* Begin *

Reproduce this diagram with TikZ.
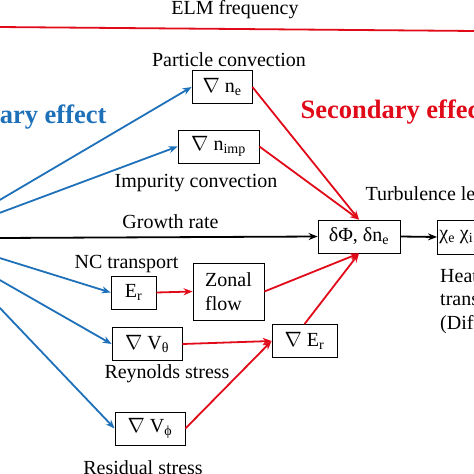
\documentclass[tikz,border=0pt]{standalone}
\usepackage{fontspec}
\setmainfont{Liberation Serif}
\usetikzlibrary{arrows.meta}
\definecolor{effblue}{RGB}{30,112,185}
\definecolor{effred}{RGB}{225,10,25}

\begin{document}
\begin{tikzpicture}[x=1pt,y=-1pt,
  font=\fontsize{20}{23.5}\selectfont,
  qbox/.style={draw,fill=white,line width=0.8pt,minimum height=33pt,inner sep=2pt},
  blueline/.style={draw=effblue,line width=1.8pt,-{Stealth[length=9pt,width=7pt]}},
  redline/.style={draw=effred,line width=1.8pt,-{Stealth[length=9pt,width=7pt]}},
  blackline/.style={draw=black,line width=1.8pt,-{Stealth[length=9pt,width=7pt]}},
  bigtext/.style={font=\fontsize{26.5}{31}\selectfont\bfseries}]
\useasboundingbox (0,0) rectangle (474,474);
\clip (0,0) rectangle (474,474);

\node[anchor=base] (elm) at (235,14) {ELM frequency};
\coordinate (elmL) at (-2,27);
\coordinate (elmR) at (476,31);
\draw[effred,line width=1.8pt] (elmL) -- (elmR);

\node[bigtext,anchor=base east,text=effblue] (prim) at (110,123) {Primary effect};
\node[bigtext,anchor=base west,text=effred] (sec) at (297,118) {Secondary effect};

\node[qbox,minimum width=60pt] (ne) at (222,87) {$\nabla$ n\textsubscript{e}};
\node[qbox,minimum width=81pt] (nimp) at (218.5,146.5) {$\nabla$ n\textsubscript{imp}};
\node[qbox,minimum width=82pt] (dphi) at (359,236.5) {δΦ, δn\textsubscript{e}};
\node[qbox,anchor=west,minimum height=34pt] (chi) at (437,237) {χ\textsubscript{e} χ\textsubscript{i}};
\node[qbox,minimum width=45pt] (er) at (133.5,292.5) {E\textsubscript{r}};
\node[qbox,minimum width=71pt,minimum height=57pt,align=left] (zf) at (228.5,291.5) {Zonal\\flow};
\node[qbox,minimum width=70pt] (vth) at (147,344) {$\nabla$ V\textsubscript{θ}};
\node[qbox,minimum width=70pt] (vph) at (150,428.5) {$\nabla$ V\textsubscript{ϕ}};
\node[qbox,minimum width=65pt] (der) at (304.5,341) {$\nabla$ E\textsubscript{r}};

\node[anchor=base] (pc) at (229,66) {Particle convection};
\node[anchor=base] (ic) at (196,187) {Impurity convection};
\node[anchor=base] (gr) at (170.5,228) {Growth rate};
\node[anchor=base west] (tl) at (362,200) {Turbulence level};
\node[anchor=north west,inner sep=0pt,align=left] (ht) at (440,269) {Heat\\transport\\(Diffusivity)};
\node[anchor=base] (nc) at (126.5,268) {NC transport};
\node[anchor=base] (rs) at (167,378) {Reynolds stress};
\node[anchor=base] (res) at (143,474) {Residual stress};

\coordinate (s1) at (-2,201);
\coordinate (s2) at (-2,213.5);
\coordinate (s3) at (-2,257.5);
\coordinate (s4) at (-2,279);
\coordinate (s5) at (-2,306);
\coordinate (s0) at (-2,238);

\draw[blueline] (s1) -- (ne.west);
\draw[blueline] (s2) -- (nimp.west);
\draw[blueline] (s3) -- (er.west);
\draw[blueline] (s4) -- (vth.west);
\draw[blueline] (s5) -- (vph.west);
\draw[blackline] (s0) -- (dphi.west);

\draw[redline] (ne.east) -- (dphi.north);
\draw[redline] (nimp.east) -- (dphi.north);
\draw[redline] (er.east) -- (zf.west);
\draw[redline] (zf.east) -- (dphi.south);
\draw[redline] (vth.east) -- (der.west);
\draw[redline] (vph.east) -- (der.west);
\draw[redline] (der.north) -- (dphi.south);
\draw[blackline] (dphi.east) -- (chi.west);
\end{tikzpicture}
\end{document}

* End *

Restate the data above word for word. Skip every picture.

## Response to the task
Reproduce this diagram with TikZ.
\documentclass[tikz,border=0pt]{standalone}
\usepackage{fontspec}
\setmainfont{Liberation Serif}
\usetikzlibrary{arrows.meta}
\definecolor{effblue}{RGB}{30,112,185}
\definecolor{effred}{RGB}{225,10,25}

\begin{document}
\begin{tikzpicture}[x=1pt,y=-1pt,
  font=\fontsize{20}{23.5}\selectfont,
  qbox/.style={draw,fill=white,line width=0.8pt,minimum height=33pt,inner sep=2pt},
  blueline/.style={draw=effblue,line width=1.8pt,-{Stealth[length=9pt,width=7pt]}},
  redline/.style={draw=effred,line width=1.8pt,-{Stealth[length=9pt,width=7pt]}},
  blackline/.style={draw=black,line width=1.8pt,-{Stealth[length=9pt,width=7pt]}},
  bigtext/.style={font=\fontsize{26.5}{31}\selectfont\bfseries}]
\useasboundingbox (0,0) rectangle (474,474);
\clip (0,0) rectangle (474,474);

\node[anchor=base] (elm) at (235,14) {ELM frequency};
\coordinate (elmL) at (-2,27);
\coordinate (elmR) at (476,31);
\draw[effred,line width=1.8pt] (elmL) -- (elmR);

\node[bigtext,anchor=base east,text=effblue] (prim) at (110,123) {Primary effect};
\node[bigtext,anchor=base west,text=effred] (sec) at (297,118) {Secondary effect};

\node[qbox,minimum width=60pt] (ne) at (222,87) {$\nabla$ n\textsubscript{e}};
\node[qbox,minimum width=81pt] (nimp) at (218.5,146.5) {$\nabla$ n\textsubscript{imp}};
\node[qbox,minimum width=82pt] (dphi) at (359,236.5) {δΦ, δn\textsubscript{e}};
\node[qbox,anchor=west,minimum height=34pt] (chi) at (437,237) {χ\textsubscript{e} χ\textsubscript{i}};
\node[qbox,minimum width=45pt] (er) at (133.5,292.5) {E\textsubscript{r}};
\node[qbox,minimum width=71pt,minimum height=57pt,align=left] (zf) at (228.5,291.5) {Zonal\\flow};
\node[qbox,minimum width=70pt] (vth) at (147,344) {$\nabla$ V\textsubscript{θ}};
\node[qbox,minimum width=70pt] (vph) at (150,428.5) {$\nabla$ V\textsubscript{ϕ}};
\node[qbox,minimum width=65pt] (der) at (304.5,341) {$\nabla$ E\textsubscript{r}};

\node[anchor=base] (pc) at (229,66) {Particle convection};
\node[anchor=base] (ic) at (196,187) {Impurity convection};
\node[anchor=base] (gr) at (170.5,228) {Growth rate};
\node[anchor=base west] (tl) at (362,200) {Turbulence level};
\node[anchor=north west,inner sep=0pt,align=left] (ht) at (440,269) {Heat\\transport\\(Diffusivity)};
\node[anchor=base] (nc) at (126.5,268) {NC transport};
\node[anchor=base] (rs) at (167,378) {Reynolds stress};
\node[anchor=base] (res) at (143,474) {Residual stress};

\coordinate (s1) at (-2,201);
\coordinate (s2) at (-2,213.5);
\coordinate (s3) at (-2,257.5);
\coordinate (s4) at (-2,279);
\coordinate (s5) at (-2,306);
\coordinate (s0) at (-2,238);

\draw[blueline] (s1) -- (ne.west);
\draw[blueline] (s2) -- (nimp.west);
\draw[blueline] (s3) -- (er.west);
\draw[blueline] (s4) -- (vth.west);
\draw[blueline] (s5) -- (vph.west);
\draw[blackline] (s0) -- (dphi.west);

\draw[redline] (ne.east) -- (dphi.north);
\draw[redline] (nimp.east) -- (dphi.north);
\draw[redline] (er.east) -- (zf.west);
\draw[redline] (zf.east) -- (dphi.south);
\draw[redline] (vth.east) -- (der.west);
\draw[redline] (vph.east) -- (der.west);
\draw[redline] (der.north) -- (dphi.south);
\draw[blackline] (dphi.east) -- (chi.west);
\end{tikzpicture}
\end{document}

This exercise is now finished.